With the news yesterday that centre-back and all-round German Adonis Christopher Schindler has signed a new contract, a tribute to the big man was always on the cards. But what can be said about the man-mountain from Munich that hasn’t been said already?
Even before he immortalised himself into town folklore forever with the world-class penalty that sent us into the Premier League, Schindler was already in my eyes, the best centre-back I have seen in my lifetime.
Whilst legends like Trevor Cherry might surpass Schindler’s achievements (so far), Schindler’s outrageous consistency, footballing class, leadership, and bottle has put him at the top of the tree for most town fans in their all-time lists.

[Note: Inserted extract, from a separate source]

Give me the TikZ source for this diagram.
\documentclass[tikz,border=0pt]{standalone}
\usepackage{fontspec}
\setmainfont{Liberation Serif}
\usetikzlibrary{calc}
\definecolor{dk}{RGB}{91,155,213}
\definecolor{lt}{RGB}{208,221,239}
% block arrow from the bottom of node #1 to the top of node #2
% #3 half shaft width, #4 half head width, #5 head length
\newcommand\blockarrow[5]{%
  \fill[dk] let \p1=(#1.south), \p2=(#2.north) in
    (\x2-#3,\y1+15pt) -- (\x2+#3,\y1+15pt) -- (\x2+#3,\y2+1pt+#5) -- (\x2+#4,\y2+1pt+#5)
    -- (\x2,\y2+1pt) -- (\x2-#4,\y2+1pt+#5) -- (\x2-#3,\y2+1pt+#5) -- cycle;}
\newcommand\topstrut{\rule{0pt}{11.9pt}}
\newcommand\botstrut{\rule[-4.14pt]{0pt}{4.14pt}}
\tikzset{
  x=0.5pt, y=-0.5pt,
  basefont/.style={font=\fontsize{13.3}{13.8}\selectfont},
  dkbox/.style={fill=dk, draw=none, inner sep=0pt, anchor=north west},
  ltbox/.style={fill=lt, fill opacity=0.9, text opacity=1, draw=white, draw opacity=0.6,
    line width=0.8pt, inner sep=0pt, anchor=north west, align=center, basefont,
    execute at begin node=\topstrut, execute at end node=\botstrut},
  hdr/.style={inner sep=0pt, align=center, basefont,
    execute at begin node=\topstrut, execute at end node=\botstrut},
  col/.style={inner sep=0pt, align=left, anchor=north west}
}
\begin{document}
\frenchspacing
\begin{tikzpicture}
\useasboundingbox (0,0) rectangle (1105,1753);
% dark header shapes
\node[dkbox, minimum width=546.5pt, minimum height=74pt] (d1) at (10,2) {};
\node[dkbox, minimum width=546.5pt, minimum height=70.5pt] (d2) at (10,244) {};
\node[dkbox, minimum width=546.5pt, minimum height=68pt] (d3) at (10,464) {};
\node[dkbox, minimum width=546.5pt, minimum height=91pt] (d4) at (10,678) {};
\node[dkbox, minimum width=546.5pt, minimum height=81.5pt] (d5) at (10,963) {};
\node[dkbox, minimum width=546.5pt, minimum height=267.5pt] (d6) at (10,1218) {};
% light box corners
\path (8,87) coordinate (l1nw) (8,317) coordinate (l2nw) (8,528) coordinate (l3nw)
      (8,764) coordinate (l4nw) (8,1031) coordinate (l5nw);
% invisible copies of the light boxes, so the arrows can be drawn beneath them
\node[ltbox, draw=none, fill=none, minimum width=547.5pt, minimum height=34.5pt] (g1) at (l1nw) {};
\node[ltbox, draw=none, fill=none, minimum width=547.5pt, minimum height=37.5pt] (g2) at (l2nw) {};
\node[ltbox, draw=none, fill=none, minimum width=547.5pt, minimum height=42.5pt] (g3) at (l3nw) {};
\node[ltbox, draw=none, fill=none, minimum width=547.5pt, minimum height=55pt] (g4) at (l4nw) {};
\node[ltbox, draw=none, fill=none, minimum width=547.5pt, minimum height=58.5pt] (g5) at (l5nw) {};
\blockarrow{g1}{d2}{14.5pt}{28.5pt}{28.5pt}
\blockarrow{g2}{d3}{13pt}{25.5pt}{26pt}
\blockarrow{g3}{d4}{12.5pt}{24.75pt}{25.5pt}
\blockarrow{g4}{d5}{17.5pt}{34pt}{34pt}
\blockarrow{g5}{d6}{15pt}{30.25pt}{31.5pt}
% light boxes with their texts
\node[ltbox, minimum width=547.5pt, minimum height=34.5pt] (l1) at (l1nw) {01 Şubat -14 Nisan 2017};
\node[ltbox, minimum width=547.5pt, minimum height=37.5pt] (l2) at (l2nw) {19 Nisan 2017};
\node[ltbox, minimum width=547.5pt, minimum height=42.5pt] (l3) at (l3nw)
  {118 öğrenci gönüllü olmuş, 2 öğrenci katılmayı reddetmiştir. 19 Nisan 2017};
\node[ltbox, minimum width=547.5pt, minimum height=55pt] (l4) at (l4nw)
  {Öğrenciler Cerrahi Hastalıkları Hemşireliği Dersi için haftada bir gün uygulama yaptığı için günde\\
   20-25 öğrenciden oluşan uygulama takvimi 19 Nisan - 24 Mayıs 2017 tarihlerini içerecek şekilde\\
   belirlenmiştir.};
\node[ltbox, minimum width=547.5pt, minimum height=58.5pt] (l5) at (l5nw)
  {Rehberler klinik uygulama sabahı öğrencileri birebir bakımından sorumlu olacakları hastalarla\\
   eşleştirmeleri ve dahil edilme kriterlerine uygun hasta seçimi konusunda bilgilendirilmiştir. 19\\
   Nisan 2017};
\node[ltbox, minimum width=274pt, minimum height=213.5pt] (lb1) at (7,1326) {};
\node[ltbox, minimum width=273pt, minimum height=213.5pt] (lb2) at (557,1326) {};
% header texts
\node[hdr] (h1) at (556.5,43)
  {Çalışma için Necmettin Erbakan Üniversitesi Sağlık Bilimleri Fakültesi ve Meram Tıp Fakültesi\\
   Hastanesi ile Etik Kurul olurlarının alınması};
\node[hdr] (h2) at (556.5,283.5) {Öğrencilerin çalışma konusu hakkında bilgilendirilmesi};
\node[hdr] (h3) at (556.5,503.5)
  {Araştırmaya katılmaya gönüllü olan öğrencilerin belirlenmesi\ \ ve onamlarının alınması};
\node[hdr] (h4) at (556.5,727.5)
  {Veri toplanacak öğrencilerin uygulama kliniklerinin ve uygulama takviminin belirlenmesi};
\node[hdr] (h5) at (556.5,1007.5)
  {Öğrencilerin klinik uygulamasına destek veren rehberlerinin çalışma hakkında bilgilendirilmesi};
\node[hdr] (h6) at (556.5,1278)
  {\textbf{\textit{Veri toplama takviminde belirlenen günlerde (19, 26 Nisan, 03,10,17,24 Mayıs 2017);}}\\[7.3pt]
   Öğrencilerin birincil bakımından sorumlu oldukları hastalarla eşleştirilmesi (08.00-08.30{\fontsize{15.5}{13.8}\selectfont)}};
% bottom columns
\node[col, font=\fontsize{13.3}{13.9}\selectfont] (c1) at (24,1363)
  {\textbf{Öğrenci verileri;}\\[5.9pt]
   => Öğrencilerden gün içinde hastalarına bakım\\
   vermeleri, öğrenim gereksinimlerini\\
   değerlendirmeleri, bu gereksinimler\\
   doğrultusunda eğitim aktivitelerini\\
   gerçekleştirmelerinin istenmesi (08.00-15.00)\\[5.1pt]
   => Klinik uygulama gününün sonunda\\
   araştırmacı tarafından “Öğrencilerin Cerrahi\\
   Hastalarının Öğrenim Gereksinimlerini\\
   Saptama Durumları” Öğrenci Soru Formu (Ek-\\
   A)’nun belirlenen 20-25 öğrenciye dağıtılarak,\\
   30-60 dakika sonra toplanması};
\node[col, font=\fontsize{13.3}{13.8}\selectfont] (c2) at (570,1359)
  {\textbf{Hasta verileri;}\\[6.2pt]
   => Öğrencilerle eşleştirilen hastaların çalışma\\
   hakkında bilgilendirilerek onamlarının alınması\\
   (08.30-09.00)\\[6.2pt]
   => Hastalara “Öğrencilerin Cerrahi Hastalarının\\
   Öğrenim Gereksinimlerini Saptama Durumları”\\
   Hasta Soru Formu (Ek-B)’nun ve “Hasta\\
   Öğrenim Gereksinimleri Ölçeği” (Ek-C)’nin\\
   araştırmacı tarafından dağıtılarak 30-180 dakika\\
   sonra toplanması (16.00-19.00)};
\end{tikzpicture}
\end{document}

When he arrived for a club record £1.8m fee, most town fans were fairly content knowing that town had recouped two-thirds of that money shipping out Joel Lynch to QPR for £1.2m in what now looks like the best transfer business we have done since a young Jordan Rhodes signed for £750,000.
A lot of players would have felt the burden of expectation on their shoulders over the club-record transfer fee. However, such is the character of the man that is Christopher Schindler, he took it in his stride and used it as a motivation for paying back the faith that had been put in him by owner Dean Hoyle and Head Coach David Wagner. Hoyle admitted as much in his post-match interviews following the play-off final.

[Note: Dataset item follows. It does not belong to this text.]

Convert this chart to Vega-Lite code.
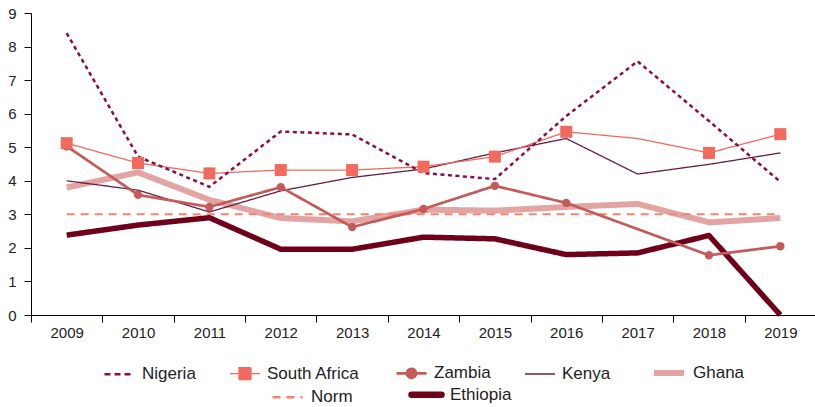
{
  "$schema": "https://vega.github.io/schema/vega-lite/v6.json",
  "width": 785,
  "height": 302,
  "padding": {"left": 7, "top": 6, "right": 0, "bottom": 0},
  "config": {
    "view": {"stroke": null},
    "font": "Liberation Sans",
    "axis": {"domainColor": "#000", "tickColor": "#000", "labelColor": "#222", "labelFontSize": 15, "labelFont": "Liberation Sans", "grid": false, "title": null},
    "legend": {"labelFont": "Liberation Sans", "labelFontSize": 17, "labelColor": "#222"}
  },
  "data": {
    "values": [
      {"year": "2009", "series": "Ghana", "value": 3.8},
      {"year": "2010", "series": "Ghana", "value": 4.25},
      {"year": "2011", "series": "Ghana", "value": 3.43},
      {"year": "2012", "series": "Ghana", "value": 2.89},
      {"year": "2013", "series": "Ghana", "value": 2.79},
      {"year": "2014", "series": "Ghana", "value": 3.14},
      {"year": "2015", "series": "Ghana", "value": 3.11},
      {"year": "2016", "series": "Ghana", "value": 3.22},
      {"year": "2017", "series": "Ghana", "value": 3.31},
      {"year": "2018", "series": "Ghana", "value": 2.76},
      {"year": "2019", "series": "Ghana", "value": 2.89},
      {"year": "2009", "series": "Norm", "value": 3},
      {"year": "2010", "series": "Norm", "value": 3},
      {"year": "2011", "series": "Norm", "value": 3},
      {"year": "2012", "series": "Norm", "value": 3},
      {"year": "2013", "series": "Norm", "value": 3},
      {"year": "2014", "series": "Norm", "value": 3},
      {"year": "2015", "series": "Norm", "value": 3},
      {"year": "2016", "series": "Norm", "value": 3},
      {"year": "2017", "series": "Norm", "value": 3},
      {"year": "2018", "series": "Norm", "value": 3},
      {"year": "2019", "series": "Norm", "value": 3},
      {"year": "2009", "series": "Ethiopia", "value": 2.38},
      {"year": "2010", "series": "Ethiopia", "value": 2.68},
      {"year": "2011", "series": "Ethiopia", "value": 2.9},
      {"year": "2012", "series": "Ethiopia", "value": 1.96},
      {"year": "2013", "series": "Ethiopia", "value": 1.96},
      {"year": "2014", "series": "Ethiopia", "value": 2.32},
      {"year": "2015", "series": "Ethiopia", "value": 2.27},
      {"year": "2016", "series": "Ethiopia", "value": 1.8},
      {"year": "2017", "series": "Ethiopia", "value": 1.85},
      {"year": "2018", "series": "Ethiopia", "value": 2.37},
      {"year": "2019", "series": "Ethiopia", "value": 0},
      {"year": "2009", "series": "Kenya", "value": 4.0},
      {"year": "2010", "series": "Kenya", "value": 3.72},
      {"year": "2011", "series": "Kenya", "value": 3.07},
      {"year": "2012", "series": "Kenya", "value": 3.7},
      {"year": "2013", "series": "Kenya", "value": 4.1},
      {"year": "2014", "series": "Kenya", "value": 4.35},
      {"year": "2015", "series": "Kenya", "value": 4.83},
      {"year": "2016", "series": "Kenya", "value": 5.26},
      {"year": "2017", "series": "Kenya", "value": 4.2},
      {"year": "2018", "series": "Kenya", "value": 4.49},
      {"year": "2019", "series": "Kenya", "value": 4.83},
      {"year": "2009", "series": "Zambia", "value": 5.03},
      {"year": "2010", "series": "Zambia", "value": 3.58},
      {"year": "2011", "series": "Zambia", "value": 3.22},
      {"year": "2012", "series": "Zambia", "value": 3.81},
      {"year": "2013", "series": "Zambia", "value": 2.62},
      {"year": "2014", "series": "Zambia", "value": 3.16},
      {"year": "2015", "series": "Zambia", "value": 3.85},
      {"year": "2016", "series": "Zambia", "value": 3.34},
      {"year": "2018", "series": "Zambia", "value": 1.78},
      {"year": "2019", "series": "Zambia", "value": 2.05},
      {"year": "2009", "series": "South Africa", "value": 5.12},
      {"year": "2010", "series": "South Africa", "value": 4.53},
      {"year": "2011", "series": "South Africa", "value": 4.22},
      {"year": "2012", "series": "South Africa", "value": 4.32},
      {"year": "2013", "series": "South Africa", "value": 4.32},
      {"year": "2014", "series": "South Africa", "value": 4.42},
      {"year": "2015", "series": "South Africa", "value": 4.72},
      {"year": "2016", "series": "South Africa", "value": 5.46},
      {"year": "2017", "series": "South Africa", "value": 5.26},
      {"year": "2018", "series": "South Africa", "value": 4.83},
      {"year": "2019", "series": "South Africa", "value": 5.39},
      {"year": "2009", "series": "Nigeria", "value": 8.4},
      {"year": "2010", "series": "Nigeria", "value": 4.72},
      {"year": "2011", "series": "Nigeria", "value": 3.82},
      {"year": "2012", "series": "Nigeria", "value": 5.47},
      {"year": "2013", "series": "Nigeria", "value": 5.38},
      {"year": "2014", "series": "Nigeria", "value": 4.23},
      {"year": "2015", "series": "Nigeria", "value": 4.05},
      {"year": "2016", "series": "Nigeria", "value": 5.93},
      {"year": "2017", "series": "Nigeria", "value": 7.56},
      {"year": "2018", "series": "Nigeria", "value": 5.78},
      {"year": "2019", "series": "Nigeria", "value": 3.97}
    ]
  },
  "encoding": {
    "x": {
      "field": "year", "type": "ordinal", "bandPosition": 0.5,
      "scale": {"type": "band", "paddingInner": 0, "paddingOuter": 0},
      "axis": {"labelAngle": 0, "tickBand": "extent", "tickSize": 7, "labelPadding": 3}
    },
    "y": {
      "field": "value", "type": "quantitative",
      "scale": {"domain": [0, 9], "nice": false},
      "axis": {"values": [0, 1, 2, 3, 4, 5, 6, 7, 8, 9], "tickSize": 7, "labelPadding": 8}
    }
  },
  "layer": [
    {
      "mark": {"type": "line", "strokeJoin": "round"},
      "encoding": {
        "color": {
          "field": "series", "type": "nominal",
          "scale": {
            "domain": ["Nigeria", "South Africa", "Zambia", "Kenya", "Ghana", "Norm", "Ethiopia"],
            "range": ["#8E0B45", "#F26A5E", "#C55A5A", "#6B1A42", "#E3A4A4", "#F7836F", "#6E0019"]
          },
          "legend": {
            "title": null, "orient": "none", "legendX": 72, "legendY": 342, "direction": "horizontal",
            "values": ["Nigeria", "South Africa", "Zambia", "Kenya", "Ghana"],
            "symbolSize": 900, "labelOffset": 6, "columnPadding": 31,
            "encode": {
              "symbols": {
                "update": {
                  "shape": {"signal": "datum.value === 'South Africa' ? 'M-1,0H1M-0.4,-0.4H0.4V0.4H-0.4Z' : datum.value === 'Zambia' ? 'M-1,0H1M0.3,0A0.3,0.3,0,1,1,-0.3,0A0.3,0.3,0,1,1,0.3,0Z' : 'stroke'"},
                  "stroke": {"signal": "scale('color', datum.value)"},
                  "fill": {"signal": "datum.value === 'South Africa' || datum.value === 'Zambia' ? scale('color', datum.value) : 'transparent'"},
                  "strokeWidth": {"signal": "datum.value === 'Nigeria' ? 2.5 : datum.value === 'South Africa' ? 1.5 : datum.value === 'Zambia' ? 3 : datum.value === 'Kenya' ? 1.5 : 5"},
                  "strokeDash": {"signal": "datum.value === 'Nigeria' ? [6, 4] : [1, 0]"},
                  "opacity": {"value": 1}
                }
              }
            }
          }
        },
        "strokeDash": {
          "field": "series", "type": "nominal",
          "scale": {
            "domain": ["Norm", "Ethiopia", "Nigeria", "South Africa", "Zambia", "Kenya", "Ghana"],
            "range": [[8, 6], [1, 0], [4, 3.5], [1, 0], [1, 0], [1, 0], [1, 0]]
          },
          "legend": {
            "title": null, "orient": "none", "legendX": 248, "legendY": 373, "direction": "horizontal",
            "values": ["Norm", "Ethiopia"],
            "symbolSize": 900, "labelOffset": 15, "columnPadding": 45,
            "encode": {
              "symbols": {
                "update": {
                  "shape": {"value": "stroke"},
                  "stroke": {"signal": "datum.value === 'Norm' ? '#F7836F' : '#6E0019'"},
                  "strokeWidth": {"signal": "datum.value === 'Norm' ? 2.5 : 6.5"},
                  "strokeDash": {"signal": "datum.value === 'Norm' ? [10, 11] : [1, 0]"},
                  "strokeCap": {"signal": "datum.value === 'Norm' ? 'butt' : 'round'"},
                  "opacity": {"value": 1}
                }
              }
            }
          }
        },
        "strokeWidth": {
          "field": "series", "type": "nominal",
          "scale": {
            "type": "ordinal",
            "domain": ["Nigeria", "South Africa", "Zambia", "Kenya", "Ghana", "Norm", "Ethiopia"],
            "range": [2.5, 1.3, 2.7, 1.3, 6, 2, 5.5]
          },
          "legend": null
        }
      }
    },
    {
      "transform": [{"filter": "datum.series === 'Zambia' || (datum.series === 'South Africa' && datum.year !== '2017')"}],
      "mark": {"type": "point", "filled": true, "opacity": 1},
      "encoding": {
        "color": {"field": "series", "type": "nominal", "legend": null},
        "shape": {
          "field": "series", "type": "nominal",
          "scale": {"domain": ["South Africa", "Zambia"], "range": ["square", "circle"]},
          "legend": null
        },
        "size": {
          "field": "series", "type": "nominal",
          "scale": {"type": "ordinal", "domain": ["South Africa", "Zambia"], "range": [144, 70]},
          "legend": null
        }
      }
    }
  ]
}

At the start of the season, Schindler admitted himself he took some getting used to the aggressive and physical nature of the Championship, with some trepidation about “putting himself about” as the old cliché goes. This is largely due to the contrasting playing styles of the 2. Bundesliga and how referees were much stricter in punishing the dark arts behaviours that centre-backs can routinely get away with in English football.
However, once Schindler had realised he could chuck a few cheeky elbows here and there, he demonstrated his supreme authority and his performance levels never dropped throughout the entire course of the season. The only bad game I can remember him having was Fulham away when we lost 5-0, but on that occasion the whole team could have walked up the M1 after an anomalous performance like that, so one-offs like this can’t be considered with any real brevity.

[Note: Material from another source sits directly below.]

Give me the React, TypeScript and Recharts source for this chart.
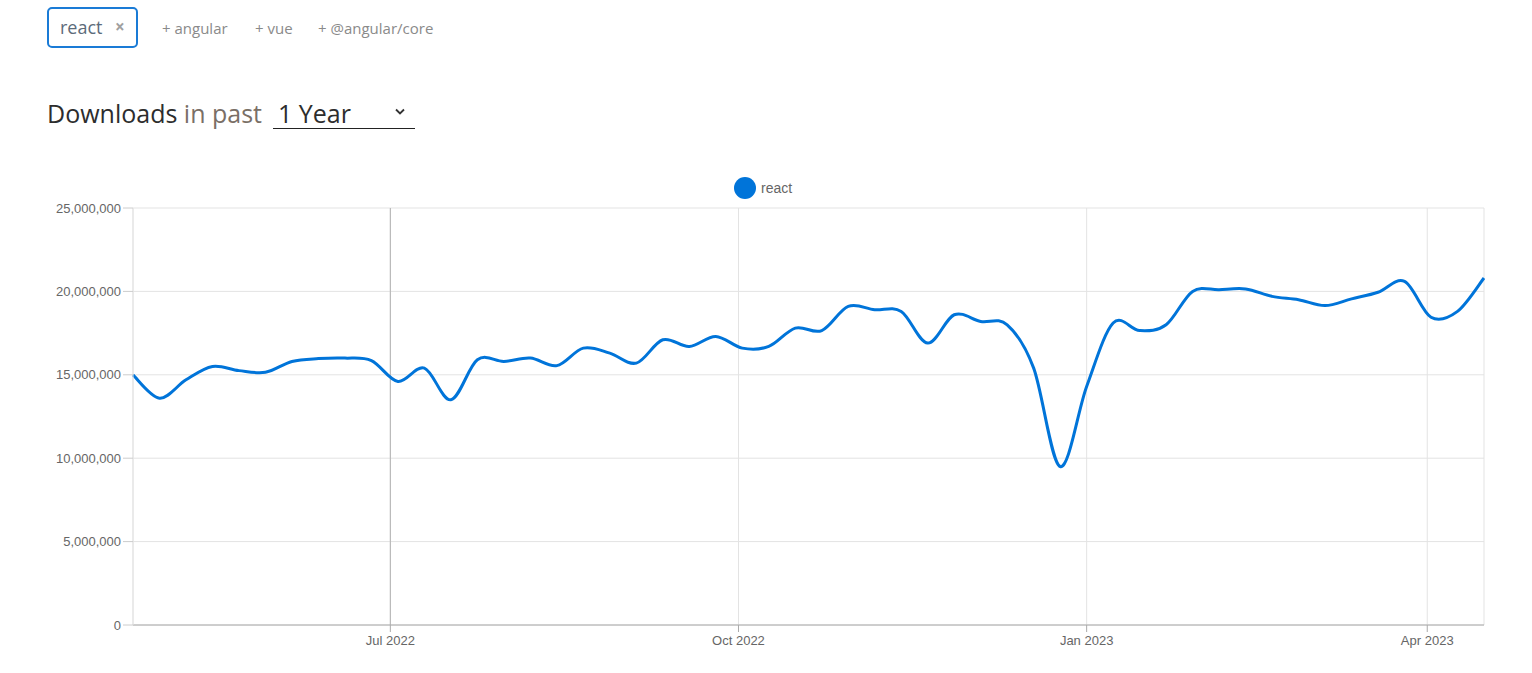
import React from "react";
import {
  LineChart,
  Line,
  XAxis,
  YAxis,
  CartesianGrid,
  ReferenceLine,
} from "recharts";

const startDate = Date.UTC(2022, 3, 24);
const weekMs = 7 * 24 * 3600 * 1000;

const weeklyDownloads: number[] = [
  14990000, 13600000, 14700000, 15500000, 15250000, 15150000, 15800000, 15970000,
  16000000, 15850000, 14600000, 15400000, 13500000, 15900000, 15800000, 16000000,
  15550000, 16600000, 16300000, 15700000, 17100000, 16700000, 17300000, 16600000,
  16700000, 17800000, 17650000, 19100000, 18900000, 18800000, 16900000, 18600000,
  18200000, 18000000, 15400000, 9500000, 14300000, 18100000, 17650000, 18000000,
  20000000, 20100000, 20150000, 19700000, 19500000, 19150000, 19550000, 19950000,
  20600000, 18450000, 18800000, 20800000,
];

const weekDates: number[] = weeklyDownloads.map((_, i) => startDate + i * weekMs);

const xTicks: number[] = [
  Date.UTC(2022, 6, 1),
  Date.UTC(2022, 9, 1),
  Date.UTC(2023, 0, 1),
  Date.UTC(2023, 3, 1),
];
const xTickLabels: string[] = ["Jul 2022", "Oct 2022", "Jan 2023", "Apr 2023"];
const yTicks: number[] = [0, 5000000, 10000000, 15000000, 20000000, 25000000];

const packageName = "react";
const suggestions: string[] = ["angular", "vue", "@angular/core"];

const data = weekDates.map((d, i) => ({ date: d, react: weeklyDownloads[i] }));

const LINE_COLOR = "#0074d9";

const fmtX = (v: number) => {
  const idx = xTicks.indexOf(v);
  return idx >= 0 ? xTickLabels[idx] : "";
};
const fmtY = (v: number) => v.toLocaleString("en-US");

// Catmull-Rom style cardinal curve factory (smooth, passes through points)
const cardinalCurve = (context: any) => {
  let pts: [number, number][] = [];
  const k = 1 / 6;
  return {
    areaStart() {},
    areaEnd() {},
    lineStart() {
      pts = [];
    },
    point(x: number, y: number) {
      pts.push([+x, +y]);
    },
    lineEnd() {
      const n = pts.length;
      if (!n) return;
      context.moveTo(pts[0][0], pts[0][1]);
      if (n === 1) return;
      for (let i = 0; i < n - 1; i++) {
        const p0 = pts[i === 0 ? 0 : i - 1];
        const p1 = pts[i];
        const p2 = pts[i + 1];
        const p3 = pts[i + 2 < n ? i + 2 : n - 1];
        const c1x = p1[0] + (p2[0] - p0[0]) * k;
        const c1y = p1[1] + (p2[1] - p0[1]) * k;
        const c2x = p2[0] - (p3[0] - p1[0]) * k;
        const c2y = p2[1] - (p3[1] - p1[1]) * k;
        context.bezierCurveTo(c1x, c1y, c2x, c2y, p2[0], p2[1]);
      }
    },
  };
};

export default function App() {
  return (
    <div
      style={{
        position: "absolute",
        left: 0,
        top: 0,
        width: 1532,
        height: 673,
        background: "#fff",
        fontFamily: "'Open Sans', 'Noto Sans', sans-serif",
        overflow: "hidden",
      }}
    >
      {/* package pill */}
      <div
        style={{
          position: "absolute",
          left: 47,
          top: 7,
          width: 87,
          height: 37,
          border: "2px solid #1a7bd6",
          borderRadius: 5,
          boxSizing: "content-box",
        }}
      >
        <span
          style={{
            position: "absolute",
            left: 11,
            top: 7,
            fontSize: 18,
            lineHeight: "22px",
            color: "#5c6b7a",
          }}
        >
          {packageName}
        </span>
        <span
          style={{
            position: "absolute",
            left: 66,
            top: 8,
            fontSize: 17,
            lineHeight: "20px",
            color: "#a0a0a0",
            fontWeight: 700,
          }}
        >
          ×
        </span>
      </div>
      {suggestions.map((s, i) => (
        <span
          key={s}
          style={{
            position: "absolute",
            left: [162, 255, 318][i],
            top: 18,
            fontSize: 15,
            lineHeight: "20px",
            color: "#8a8a8a",
            whiteSpace: "nowrap",
          }}
        >
          +&nbsp;{s}
        </span>
      ))}

      {/* title */}
      <div
        style={{
          position: "absolute",
          left: 47,
          top: 95,
          fontSize: 25,
          lineHeight: "36px",
          whiteSpace: "nowrap",
        }}
      >
        <span style={{ color: "#2d2d2d" }}>Downloads</span>
        <span style={{ color: "#7a6f66" }}> in past</span>
      </div>
      <div
        style={{
          position: "absolute",
          left: 273,
          top: 94,
          width: 142,
          height: 34,
          borderBottom: "1.5px solid #222",
        }}
      >
        <span
          style={{
            position: "absolute",
            left: 5,
            top: 1,
            fontSize: 25,
            lineHeight: "36px",
            color: "#2d2d2d",
          }}
        >
          1 Year
        </span>
        <svg
          width={10}
          height={8}
          style={{ position: "absolute", left: 122, top: 14 }}
        >
          <polyline points="1,1.5 5,5.5 9,1.5" fill="none" stroke="#333" strokeWidth={1.8} />
        </svg>
      </div>

      {/* legend */}
      <div
        style={{
          position: "absolute",
          left: 734,
          top: 177,
          display: "flex",
          alignItems: "center",
          fontFamily: "'Liberation Sans', Arial, sans-serif",
        }}
      >
        <span
          style={{
            width: 22,
            height: 22,
            borderRadius: 11,
            background: LINE_COLOR,
            display: "inline-block",
          }}
        />
        <span style={{ marginLeft: 5, fontSize: 14, color: "#666" }}>{packageName}</span>
      </div>

      {/* chart */}
      <div style={{ position: "absolute", left: 0, top: 160 }}>
        <LineChart
          width={1532}
          height={513}
          data={data}
          margin={{ top: 48, right: 48, bottom: 18, left: 0 }}
        >
          <CartesianGrid stroke="#e3e3e3" strokeWidth={1} />
          <XAxis
            dataKey="date"
            type="number"
            scale="time"
            domain={[weekDates[0], weekDates[weekDates.length - 1]]}
            ticks={xTicks}
            tickFormatter={fmtX}
            height={30}
            tickSize={7}
            tickMargin={4}
            stroke="#aaa"
            tick={{ fill: "#666", fontSize: 13, fontFamily: "'Liberation Sans', Arial, sans-serif" }}
            tickLine={{ stroke: "#aaa" }}
            axisLine={{ stroke: "#aaa" }}
          />
          <YAxis
            type="number"
            domain={[0, 25000000]}
            ticks={yTicks}
            tickFormatter={fmtY}
            width={133}
            tickSize={10}
            tickMargin={2}
            tick={{ fill: "#666", fontSize: 13, fontFamily: "'Liberation Sans', Arial, sans-serif" }}
            tickLine={{ stroke: "#ccc" }}
            axisLine={{ stroke: "#e3e3e3" }}
          />
          <ReferenceLine x={xTicks[0]} stroke="#b3b3b3" strokeWidth={1} />
          <Line
            type={cardinalCurve as any}
            dataKey="react"
            stroke={LINE_COLOR}
            strokeWidth={3}
            dot={false}
            activeDot={false}
            isAnimationActive={false}
          />
        </LineChart>
      </div>
    </div>
  );
}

As a former club captain of 1860 Munich, Schindler brought composure and calmness both to his performances on the pitch and off it. On the pitch, he is a player who always appears to have all the time in the world to read a situation, pick the correct course of action and deal with the threat.
This is deceptive and underlines just how well he is able to read the game, assessing the situation before it occurs and dealing with the danger in a supremely cool manner. Rarely have town fans in recent years seen a centre-half who doesn’t just hoof it at the first time of trouble or lets the ball bounce in highly dangerous situations. It certainly took us some getting used to.
Off the pitch, he is one of the first to engage with the fans, taking pictures, signing autographs and helping in the local community. It was Schindler, Hefele, and Kachunga who visited the local hospital in Huddersfield’s cancer ward midway through the season and made some children’s dreams come true. They weren’t obliged to do this but gave up some of their own time to make someone’s dark day that little bit brighter. That tells you all you need to know about the stature of the man.
The thing that will most stick in my mind about Chris Schindler though was the way he took the responsibility of taking the final penalty in the play-off final. He was the one who went up to Wagner himself and said “I want to take the final penalty”. As Wagner said in the post-match interview afterward, when someone comes up to you and says they want to take the last penalty, you let them do it! This shows a level of character most people, including myself can only dream of.
In a situation like that, to take a penalty kick worth £190m with the hopes, dreams, and livelihoods of a whole club resting on your shoulders, to tuck that penalty away into the very bottom corner of the goal past Reading keeper Ali Al-Habsi is something I will tell my grandchildren about. If he had placed that shot with any less accuracy or power, it would have been saved; such was Al-Habsi’s quality.
Across social media, it is telling how much praise and support the first-team players have given to Schindler for his new contract and he deserves every bit of success that comes with it. I
n 3 months’ time, I guarantee there will be premier league pundits from Paul Merson to Martin Keown enthusing about this man. “Where did they find this lad?” “Why didn’t a Premier League side pick him up?” You can see the bewildered expressions on their faces even now.
In a bonkers transfer market where bang-average players can go for £30m as a starter-for-ten and top-quality centre-backs are in such short supply that Virgil Van Dyk is valued at £60m, if Chris Schindler excels in the premier league like town fans know he can, we could be looking at Huddersfield Town’s first ever £30m player. He will be worth every penny.